The information the SREL scientists are collecting is crucial to calculating those risks. Their research will help determine the amount of radioactivity in the food chain and its potential for contaminating humans. Once that's done they will use those figures to determine the possible radiation dose and calculate the risk of radiation-induced cancer.
The EPA radiation exposure risk limit ranges from one death in a million to one in 10,000, Whicker said. "We could argue until the cows come home about how ridiculously low and conservative that risk is when our risk of dying is 100 percent and our risk of dying of a fatal cancer [unrelated to radiation] is one in four or five," he said.
"Our calculations so far indicate that if you have a person or family living out there on the lake bed, their risk of dying of cancer [from radiation exposure] could be, under the worst possible circumstances, greater than one in 10,000," he said. "It's more like one in 1,000, which is still an extremely small risk, but it exceeds EPA's criterion. We have already flunked that test."

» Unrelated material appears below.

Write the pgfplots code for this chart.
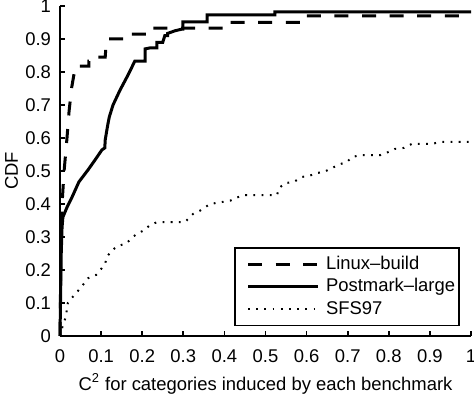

No matter what the future holds, one thing is clear: Radioactive contamination respects no political boundaries, peace treaties or agreements. It crosses state and national lines as easily and effortlessly as a contaminated stream or breeze.
With a history of research at the Savannah River Site that predates the nuclear reactors, the team of SREL scientists will keep giving us the information we need to solve nuclear waste problems.
"We are interested in this research because we think we can make a difference," Whicker said. "And we feel a social responsibility to keep this field going and provide factual information."